Turbocharging can significantly increase the power output from a given displacement by forcing more air into the combustion chamber. This allows the engine to burn more fuel and produce more power. Typical effects:

  • Power Increase: 30-50% more power from the same displacement
  • Torque Increase: Often even greater than the horsepower increase, especially at lower RPMs
  • Efficiency: Can improve fuel efficiency when properly tuned, as the engine can produce more power from less fuel
  • Lag: Turbo lag (delay in power delivery) can be an issue, though modern twin-scroll and variable geometry turbos have reduced this
In our calculator, turbocharged engines use a 1.4x multiplier compared to naturally aspirated engines of the same displacement.

What's the difference between horsepower and torque?

While both are measures of an engine's capability, they represent different aspects:

  • Horsepower (HP): A measure of power, or the rate at which work is done. 1 HP = 745.7 watts. It's calculated as: HP = (Torque × RPM) / 5252
  • Torque: A measure of rotational force, typically measured in pound-feet (lb-ft) or Newton-meters (Nm). It represents the twisting force the engine can produce.
In practical terms:
  • Horsepower determines how fast you can go (top speed)
  • Torque determines how quickly you can reach that speed (acceleration)
  • High torque at low RPMs is good for towing and off-road capability
  • High horsepower at high RPMs is good for top speed and high-speed stability
Most engines produce their maximum torque at lower RPMs than their maximum horsepower.

How does engine displacement affect fuel efficiency?

Generally, larger displacement engines consume more fuel, but the relationship isn't linear due to several factors:

  • Power Needs: A larger engine might be more efficient at highway speeds where it's operating at a lower percentage of its capacity.
  • Technology: Modern small engines with turbocharging can be more fuel-efficient than older, larger engines.
  • Driving Style: A small engine driven aggressively might use more fuel than a larger engine driven gently.
  • Load: Larger engines can be more efficient when towing or carrying heavy loads.
According to the U.S. Department of Energy, there's been a trend toward smaller, turbocharged engines that maintain or improve performance while increasing fuel efficiency.

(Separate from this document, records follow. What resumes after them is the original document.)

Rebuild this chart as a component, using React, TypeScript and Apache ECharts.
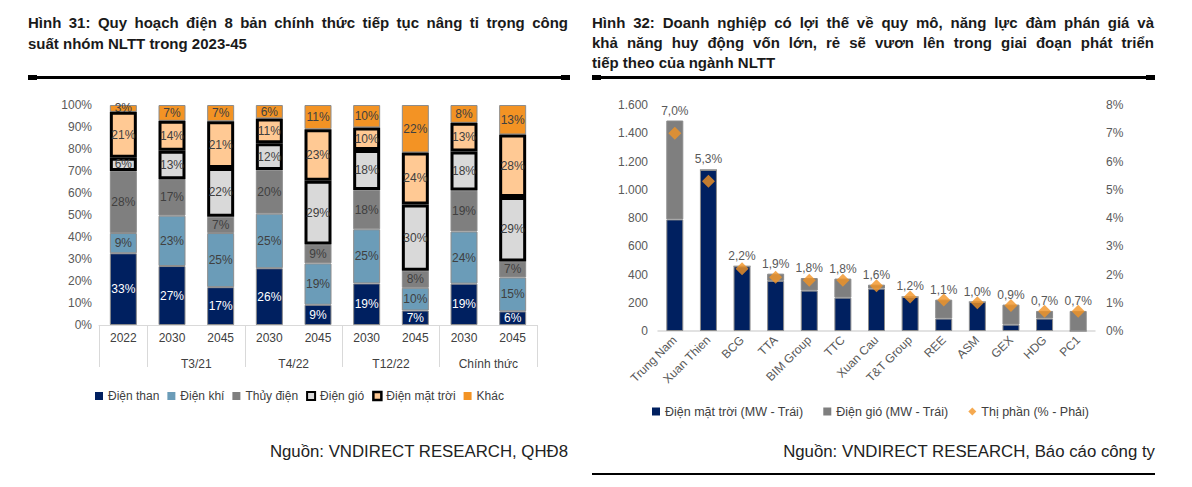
import React, { useEffect, useRef } from "react";
import * as echarts from "echarts";

const FONT = "'Liberation Sans', Arial, sans-serif";

// ---------- Left chart (Hình 31) ----------
const leftYears = ["2022", "2030", "2045", "2030", "2045", "2030", "2045", "2030", "2045"];
const leftGroupNames = ["T3/21", "T4/22", "T12/22", "Chính thức"];
const leftSeriesNames = ["Điện than", "Điện khí", "Thủy điện", "Điện gió", "Điện mặt trời", "Khác"];
const dienThan = [32.6, 26.8, 17.2, 25.8, 9.2, 18.9, 6.6, 18.8, 6.2];
const dienKhi = [9.2, 22.9, 24.6, 24.8, 18.8, 24.6, 10.3, 23.7, 15.4];
const thuyDien = [28.2, 16.6, 7.4, 19.9, 8.6, 17.9, 7.8, 18.6, 7.3];
const dienGio = [6.0, 12.9, 22.2, 12.1, 29.0, 18.1, 30.1, 17.8, 29.3];
const dienMatTroi = [20.9, 13.6, 21.2, 11.3, 23.4, 10.3, 23.6, 13.0, 28.4];
const khac = [3.1, 7.2, 7.4, 6.1, 11.0, 10.2, 21.6, 8.1, 13.4];
const groupBoundaries = [0, 1, 3, 5, 7];

// ---------- Right chart (Hình 32) ----------
const companies = ["Trung Nam", "Xuan Thien", "BCG", "TTA", "BIM Group", "TTC", "Xuan Cau", "T&T Group", "REE", "ASM", "GEX", "HDG", "PC1"];
const solarMW = [790, 1140, 458, 355, 286, 236, 300, 241, 88, 205, 45, 88, 0];
const windMW = [700, 0, 0, 51, 89, 135, 28, 0, 134, 0, 142, 54, 142];
const marketShare = [7.0, 5.3, 2.2, 1.9, 1.8, 1.8, 1.6, 1.2, 1.1, 1.0, 0.9, 0.7, 0.7];
const rightSeriesNames = ["Điện mặt trời (MW - Trái)", "Điện gió (MW - Trái)", "Thị phần (% - Phải)"];

// ---------- Texts ----------
const leftTitle = [
  "Hình 31: Quy hoạch điện 8 bản chính thức tiếp tục nâng tỉ trọng công",
  "suất nhóm NLTT trong 2023-45",
];
const rightTitle = [
  "Hình 32: Doanh nghiệp có lợi thế về quy mô, năng lực đàm phán giá và",
  "khả năng huy động vốn lớn, rẻ sẽ vươn lên trong giai đoạn phát triển",
  "tiếp theo của ngành NLTT",
];
const leftSource = "Nguồn: VNDIRECT RESEARCH, QHĐ8";
const rightSource = "Nguồn: VNDIRECT RESEARCH, Báo cáo công ty";

const C = {
  navy: "#002060",
  steel: "#6B9CB8",
  gray: "#7F7F7F",
  light: "#D9D9D9",
  peach: "#FFC994",
  orange: "#F39324",
  axis: "#D9D9D9",
  tick: "#595959",
  text: "#404040",
};

const TITLE_FONT = "bold 15px " + FONT;

function thousands(v: number) {
  return String(v).replace(/\B(?=(\d{3})+(?!\d))/g, ".");
}

let measureCtx: CanvasRenderingContext2D | null = null;
function measure(text: string, font: string) {
  if (!measureCtx) measureCtx = document.createElement("canvas").getContext("2d");
  if (!measureCtx) return text.length * 8;
  measureCtx.font = font;
  return measureCtx.measureText(text).width;
}

function titleText(text: string, x: number, y: number) {
  return {
    type: "text",
    x,
    y,
    style: { text, fill: "#1A1A1A", font: TITLE_FONT, textVerticalAlign: "middle" },
  };
}

function justifiedLine(text: string, x: number, y: number, width: number) {
  const words = text.split(" ");
  const widths = words.map((w) => measure(w, TITLE_FONT));
  const total = widths.reduce((a, b) => a + b, 0);
  const gap = (width - total) / (words.length - 1);
  const out: any[] = [];
  let cx = x;
  words.forEach((w, i) => {
    out.push(titleText(w, cx, y));
    cx += widths[i] + gap;
  });
  return out;
}

function buildOption(): any {
  const leftData = [dienThan, dienKhi, thuyDien, dienGio, dienMatTroi, khac];
  const leftColors = [C.navy, C.steel, C.gray, C.light, C.peach, C.orange];
  const leftSeries = leftData.map((d, i) => {
    const black = i === 3 || i === 4;
    return {
      name: leftSeriesNames[i],
      type: "bar",
      xAxisIndex: 0,
      yAxisIndex: 0,
      stack: "left",
      barWidth: 27,
      z: black ? 3 : 2,
      data: d,
      itemStyle: {
        color: leftColors[i],
        borderColor: black ? "#000000" : "#8C8C8C",
        borderWidth: black ? 3 : 1,
      },
      label: {
        show: true,
        position: "inside",
        fontSize: 12,
        fontFamily: FONT,
        color: i === 0 ? "#FFFFFF" : C.text,
        formatter: (p: any) => Math.round(p.value) + "%",
      },
    };
  });

  const rightSeries = [
    {
      name: rightSeriesNames[0],
      type: "bar",
      xAxisIndex: 2,
      yAxisIndex: 1,
      stack: "right",
      barWidth: 17,
      data: solarMW,
      itemStyle: { color: C.navy, borderColor: "#8C8C8C", borderWidth: 1 },
    },
    {
      name: rightSeriesNames[1],
      type: "bar",
      xAxisIndex: 2,
      yAxisIndex: 1,
      stack: "right",
      barWidth: 17,
      data: windMW,
      itemStyle: { color: C.gray, borderColor: "#8C8C8C", borderWidth: 1 },
      label: {
        show: true,
        position: "top",
        distance: 4,
        fontSize: 12,
        fontFamily: FONT,
        color: C.tick,
        formatter: (p: any) => marketShare[p.dataIndex].toFixed(1).replace(".", ",") + "%",
      },
    },
    {
      name: rightSeriesNames[2],
      type: "scatter",
      xAxisIndex: 2,
      yAxisIndex: 2,
      symbol: "diamond",
      symbolSize: 13,
      z: 5,
      data: marketShare,
      itemStyle: { color: C.orange },
    },
  ];

  const rule = (x: number, y: number, w: number) => [
    { type: "rect", shape: { x, y, width: w, height: 3 }, style: { fill: "#000" } },
    { type: "rect", shape: { x, y: y - 1, width: 9, height: 5 }, style: { fill: "#000" } },
    { type: "rect", shape: { x: x + w - 9, y: y - 1, width: 9, height: 5 }, style: { fill: "#000" } },
  ];

  return {
    animation: false,
    textStyle: { fontFamily: FONT },
    grid: [
      { left: 99, top: 105, width: 438, height: 220 },
      { left: 658, top: 105, width: 437, height: 226 },
    ],
    xAxis: [
      {
        type: "category",
        gridIndex: 0,
        data: leftYears,
        axisLine: { lineStyle: { color: C.axis } },
        axisTick: {
          show: true,
          length: 42,
          interval: (i: number) => groupBoundaries.includes(i),
          lineStyle: { color: C.axis },
        },
        axisLabel: { interval: 0, color: C.text, fontSize: 12, margin: 7 },
      },
      {
        type: "value",
        gridIndex: 0,
        position: "bottom",
        offset: 26,
        min: 0,
        max: 9,
        interval: 1,
        axisLine: { show: false },
        axisTick: { show: false },
        splitLine: { show: false },
        axisLabel: {
          color: C.text,
          fontSize: 12,
          margin: 7,
          showMinLabel: true,
          showMaxLabel: true,
          formatter: (v: number) =>
            v >= 2 && v <= 8 && v % 2 === 0 ? leftGroupNames[v / 2 - 1] : "",
        },
      },
      {
        type: "category",
        gridIndex: 1,
        data: companies,
        axisLine: { lineStyle: { color: C.axis, width: 1.5 } },
        axisTick: { show: false },
        axisLabel: { interval: 0, rotate: 45, color: C.tick, fontSize: 12, margin: 7 },
      },
    ],
    yAxis: [
      {
        type: "value",
        gridIndex: 0,
        min: 0,
        max: 100,
        interval: 10,
        axisLine: { show: false },
        axisTick: { show: false },
        splitLine: { show: false },
        axisLabel: { formatter: "{value}%", color: C.tick, fontSize: 12, margin: 7 },
      },
      {
        type: "value",
        gridIndex: 1,
        min: 0,
        max: 1600,
        interval: 200,
        axisLine: { show: false },
        axisTick: { show: false },
        splitLine: { show: false },
        axisLabel: { formatter: (v: number) => thousands(v), color: C.tick, fontSize: 12, margin: 10 },
      },
      {
        type: "value",
        gridIndex: 1,
        position: "right",
        min: 0,
        max: 8,
        interval: 1,
        axisLine: { show: false },
        axisTick: { show: false },
        splitLine: { show: false },
        axisLabel: { formatter: "{value}%", color: C.tick, fontSize: 12, margin: 11 },
      },
    ],
    legend: [
      {
        left: 95,
        top: 390,
        padding: 0,
        itemWidth: 8,
        itemHeight: 8,
        itemGap: 8,
        icon: "rect",
        textStyle: { color: C.text, fontSize: 12, fontFamily: FONT },
        data: leftSeriesNames.map((n, i) =>
          i === 3 || i === 4
            ? { name: n, itemStyle: { borderWidth: i === 3 ? 2 : 2.5 } }
            : { name: n, itemStyle: { borderWidth: 0 } }
        ),
      },
      {
        left: 652,
        top: 405,
        padding: 0,
        itemWidth: 8,
        itemHeight: 8,
        itemGap: 20,
        textStyle: { color: C.text, fontSize: 12.5, fontFamily: FONT },
        data: [
          { name: rightSeriesNames[0], icon: "rect", itemStyle: { borderWidth: 0 } },
          { name: rightSeriesNames[1], icon: "rect", itemStyle: { borderWidth: 0 } },
          { name: rightSeriesNames[2], icon: "diamond" },
        ],
      },
    ],
    series: [...leftSeries, ...rightSeries],
    graphic: [
      ...justifiedLine(leftTitle[0], 28, 22, 540),
      titleText(leftTitle[1], 28, 43),
      ...justifiedLine(rightTitle[0], 592, 22, 562),
      ...justifiedLine(rightTitle[1], 592, 42, 562),
      titleText(rightTitle[2], 592, 62),
      ...rule(28, 76, 542),
      ...rule(592, 76, 563),
      { type: "rect", shape: { x: 592, y: 473, width: 563, height: 2 }, style: { fill: "#000" } },
      {
        type: "text",
        x: 568,
        y: 451,
        style: {
          text: leftSource,
          fill: "#222222",
          font: "16.8px " + FONT,
          textAlign: "right",
          textVerticalAlign: "middle",
        },
      },
      {
        type: "text",
        x: 1155,
        y: 451,
        style: {
          text: rightSource,
          fill: "#222222",
          font: "16.8px " + FONT,
          textAlign: "right",
          textVerticalAlign: "middle",
        },
      },
    ],
  };
}

export default function App() {
  const ref = useRef<HTMLDivElement>(null);
  useEffect(() => {
    document.body.style.margin = "0";
    const chart = echarts.init(ref.current!, null, { renderer: "svg" });
    chart.setOption(buildOption());
    return () => chart.dispose();
  }, []);
  return <div ref={ref} style={{ width: 1192, height: 487, background: "#fff" }} />;
}
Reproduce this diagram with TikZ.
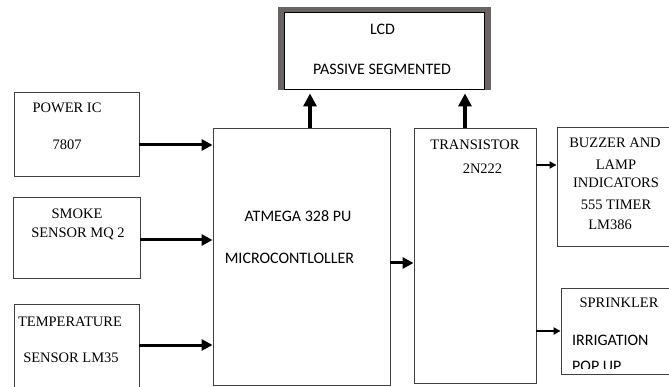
\documentclass[tikz,border=0pt]{standalone}
\usepackage{fontspec}
\setmainfont{Liberation Serif}
\newfontfamily\calibfont{Carlito}
\usetikzlibrary{shapes,arrows.meta,positioning,calc}
\definecolor{lcdgray}{RGB}{105,100,100}

\begin{document}
\begin{tikzpicture}[x=1pt,y=-1pt,
  blk/.style={draw=black!75,line width=0.9pt,rectangle,inner sep=0pt},
  txt/.style={anchor=base,inner sep=0pt,font=\fontsize{14.5}{17}\selectfont},
  stxt/.style={anchor=base,inner sep=0pt,font=\calibfont\fontsize{16}{19}\selectfont},
  big/.style={line width=3pt,-{Triangle[length=11pt,width=11pt]}},
  up/.style={line width=4pt,-{Triangle[length=13pt,width=13pt]}},
  small/.style={line width=2pt,-{Triangle[length=7pt,width=7pt]}}]
  \useasboundingbox (0,0) rectangle (669,387);
  \clip (0,0) rectangle (669,387);

  \node[blk,minimum width=125pt,minimum height=84pt] (power) at (76.5,134) {};
  \node[blk,minimum width=127pt,minimum height=81pt] (smoke) at (76.5,237.5) {};
  \node[blk,minimum width=125pt,minimum height=100pt] (temp) at (76.5,354) {};
  \node[blk,minimum width=177pt,minimum height=257pt] (micro) at (301.5,256.5) {};
  \node[blk,minimum width=122pt,minimum height=255pt] (trans) at (475,255.5) {};
  \node[blk,minimum width=133pt,minimum height=119pt] (buzzer) at (623.5,186.5) {};
  \node[blk,minimum width=129pt,minimum height=86pt] (sprink) at (625.5,331) {};
  \node[rectangle,fill=lcdgray,minimum width=213pt,minimum height=83pt] (lcdframe) at (384.5,48.5) {};
  \node[blk,draw=black,fill=white,minimum width=200pt,minimum height=77pt] (lcd) at (384,50.5) {};

  \node[txt] (pwr1) at (67,113) {POWER IC};
  \node[txt] (pwr2) at (67,150) {7807};
  \node[txt] (smk1) at (77,219) {SMOKE};
  \node[txt] (smk2) at (78,238) {SENSOR MQ 2};
  \node[txt] (tmp1) at (70,326) {TEMPERATURE};
  \node[txt] (tmp2) at (71,362) {SENSOR LM35};
  \node[stxt] (lcd1) at (382.5,35) {LCD};
  \node[stxt] (lcd2) at (382,75) {PASSIVE SEGMENTED};
  \node[stxt] (mcu1) at (298,222) {ATMEGA 328 PU};
  \node[stxt] (mcu2) at (289.5,264) {MICROCONTLOLLER};
  \node[txt] (trn1) at (475,150) {TRANSISTOR};
  \node[txt] (trn2) at (482.5,174) {2N222};
  \node[txt] (buz1) at (615,148) {BUZZER AND};
  \node[txt] (buz2) at (616,170) {LAMP};
  \node[txt] (buz3) at (616,188) {INDICATORS};
  \node[txt] (buz4) at (616,210) {555 TIMER};
  \node[txt] (buz5) at (610,230) {LM386};
  \node[txt] (spr1) at (619,308) {SPRINKLER};
  \node[stxt,anchor=base west] (spr2) at (572,345) {IRRIGATION};
  \begin{scope}
    \clip (560,350) rectangle (680,368);
    \node[stxt,anchor=base west] (spr3) at (572,371) {POP UP};
  \end{scope}

  \foreach \src/\yy in {power/145,smoke/240,temp/345} {
    \draw[big] (\src.east |- 0,\yy) -- (micro.west |- 0,\yy);
  }
  \draw[big] (micro.east |- 0,263) -- (trans.west |- 0,263);
  \draw[up,shorten >=4pt] (micro.north -| 310,0) -- (lcd.south -| 310,0);
  \draw[up,shorten >=4pt] (trans.north -| 465,0) -- (lcd.south -| 465,0);
  \draw[small] (trans.east |- 0,165) -- (buzzer.west |- 0,165);
  \draw[small] (trans.east |- 0,331) -- (sprink.west |- 0,331);
\end{tikzpicture}
\end{document}
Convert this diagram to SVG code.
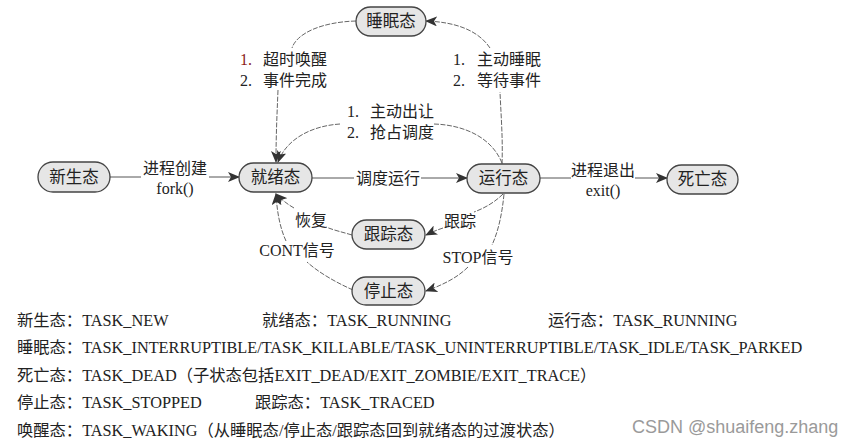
<svg xmlns="http://www.w3.org/2000/svg" width="860" height="447" viewBox="0 0 860 447">
<defs>
<marker id="arr" markerUnits="userSpaceOnUse" markerWidth="12" markerHeight="10" refX="11" refY="5" orient="auto">
<path d="M0,0 L12,5 L0,10 L3,5 Z" fill="#333"/>
</marker>
</defs>
<style>
text{font-family:"Liberation Serif","Noto Sans CJK SC",serif;fill:#222}
.node rect{fill:#e6e6e6;stroke:#444;stroke-width:1.3}
.node text{font-size:16.5px;text-anchor:middle}
.lbl{font-size:16px}
.lblc{font-size:16px;text-anchor:middle}
.body{font-size:16.3px}
.edge{fill:none;stroke:#555;stroke-width:1}
.curve{fill:none;stroke:#666;stroke-width:1;stroke-dasharray:5 1.5}
.wm{font-family:"Liberation Sans","Noto Sans",sans-serif;font-size:18px;fill:#9a9a9a}
</style>
<rect width="860" height="447" fill="#fff"/>

<g id="connectors">
<path class="edge" d="M110,177 H141"/>
<path class="edge" d="M209,177 H239" marker-end="url(#arr)"/>
<path class="edge" d="M312,178 H354"/>
<path class="edge" d="M421,178 H467" marker-end="url(#arr)"/>
<path class="edge" d="M540,178 H571"/>
<path class="edge" d="M635,178 H667" marker-end="url(#arr)"/>
<path class="curve" d="M356,21 C322,22 297,33 292,48"/>
<path class="curve" d="M278,90 C277,115 276,135 276,162" marker-end="url(#arr)"/>
<path class="curve" d="M502,164 C503,140 501,115 500,92"/>
<path class="curve" d="M490,48 C478,30 455,22 426,21" marker-end="url(#arr)"/>
<path class="curve" d="M502,163 C492,138 465,125 434,124"/>
<path class="curve" d="M340,124 C310,126 286,140 278,162" marker-end="url(#arr)"/>
<path class="curve" d="M503,194 C495,202 485,208 474,212"/>
<path class="curve" d="M443,228 C437,230 432,232 426,235" marker-end="url(#arr)"/>
<path class="curve" d="M352,235 C342,232 333,230 326,227"/>
<path class="curve" d="M294,208 C287,204 281,199 276,194" marker-end="url(#arr)"/>
<path class="curve" d="M504,194 C502,215 498,232 492,245"/>
<path class="curve" d="M468,267 C458,277 445,284 426,291" marker-end="url(#arr)"/>
<path class="curve" d="M353,290 C335,282 318,272 307,262"/>
<path class="curve" d="M286,241 C280,228 277,212 276,194" marker-end="url(#arr)"/>
</g>

<g id="edge-labels">
<text class="lbl" x="240" y="65"><tspan fill="#8b1a1a">1.</tspan><tspan x="263">超时唤醒</tspan></text>
<text class="lbl" x="240" y="86">2.<tspan x="263">事件完成</tspan></text>
<text class="lbl" x="453" y="65">1.<tspan x="477">主动睡眠</tspan></text>
<text class="lbl" x="453" y="86">2.<tspan x="477">等待事件</tspan></text>
<text class="lbl" x="347" y="117">1.<tspan x="370">主动出让</tspan></text>
<text class="lbl" x="347" y="138">2.<tspan x="370">抢占调度</tspan></text>
<text class="lblc" x="175" y="174">进程创建</text>
<text class="lblc" x="175" y="194">fork()</text>
<text class="lblc" x="388" y="184">调度运行</text>
<text class="lblc" x="603" y="176">进程退出</text>
<text class="lblc" x="603" y="196">exit()</text>
<text class="lblc" x="311" y="226">恢复</text>
<text class="lblc" x="297" y="256">CONT信号</text>
<text class="lblc" x="460" y="227">跟踪</text>
<text class="lblc" x="478" y="263">STOP信号</text>
</g>

<g id="node-sleep" class="node"><rect x="356" y="7" width="70" height="29" rx="14.5"/><text x="391" y="27">睡眠态</text></g>
<g id="node-new" class="node"><rect x="38" y="162" width="72" height="30" rx="15"/><text x="74" y="183">新生态</text></g>
<g id="node-ready" class="node"><rect x="239" y="163" width="73" height="29" rx="14.5"/><text x="275.5" y="183">就绪态</text></g>
<g id="node-running" class="node"><rect x="467" y="164" width="73" height="29" rx="14.5"/><text x="503.5" y="184">运行态</text></g>
<g id="node-dead" class="node"><rect x="667" y="165" width="71" height="29" rx="14.5"/><text x="702.5" y="185">死亡态</text></g>
<g id="node-traced" class="node"><rect x="352" y="220" width="73" height="29" rx="14.5"/><text x="388.5" y="240">跟踪态</text></g>
<g id="node-stopped" class="node"><rect x="352" y="277" width="73" height="28" rx="14"/><text x="388.5" y="297">停止态</text></g>

<g id="legend">
<text class="body" x="17" y="326">新生态：TASK_NEW</text>
<text class="body" x="262" y="326">就绪态：TASK_RUNNING</text>
<text class="body" x="548" y="326">运行态：TASK_RUNNING</text>
<text class="body" x="17" y="353">睡眠态：TASK_INTERRUPTIBLE/TASK_KILLABLE/TASK_UNINTERRUPTIBLE/TASK_IDLE/TASK_PARKED</text>
<text class="body" x="17" y="381">死亡态：TASK_DEAD（子状态包括EXIT_DEAD/EXIT_ZOMBIE/EXIT_TRACE）</text>
<text class="body" x="17" y="408">停止态：TASK_STOPPED</text>
<text class="body" x="255" y="408">跟踪态：TASK_TRACED</text>
<text class="body" x="17" y="436">唤醒态：TASK_WAKING（从睡眠态/停止态/跟踪态回到就绪态的过渡状态）</text>
</g>

<text class="wm" x="632" y="433">CSDN @shuaifeng.zhang</text>
</svg>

Can I increase my engine's horsepower without increasing displacement?

Absolutely. There are numerous ways to increase horsepower without changing the engine's displacement:

  1. Forced Induction: Adding a turbocharger or supercharger is one of the most effective ways to increase power.
  2. Engine Tuning: Reprogramming the engine control unit (ECU) can optimize performance, often adding 10-30% more power.
  3. Performance Parts: Upgrading components like:
    • Cold air intakes
    • High-flow exhaust systems
    • Performance camshafts
    • High-flow fuel injectors
  4. Reducing Weight: While not increasing engine power, reducing vehicle weight improves the power-to-weight ratio, effectively making the car feel more powerful.
  5. Improving Aerodynamics: Reducing drag allows the engine to work less hard to maintain speed.
However, be aware that significant power increases may require upgrading other components (transmission, drivetrain, brakes) to handle the additional stress.

How do electric vehicle motors compare in terms of power density?

Electric motors typically achieve much higher power density than internal combustion engines:

  • Power Density: Electric motors can produce 1-2 kW per kg, compared to about 0.5-1 kW per kg for internal combustion engines.
  • Instant Torque: Electric motors produce maximum torque from 0 RPM, providing immediate acceleration.
  • Efficiency: Electric motors are about 80-90% efficient at converting electrical energy to mechanical power, compared to 20-30% for gasoline engines.
  • Simplicity: Electric motors have far fewer moving parts than internal combustion engines, leading to greater reliability.
  • Size: Electric motors can be much smaller than equivalent-power internal combustion engines.
For example, the Tesla Model S Plaid's electric motors produce a combined 1020 HP from a package that's significantly smaller and lighter than a comparable internal combustion engine setup.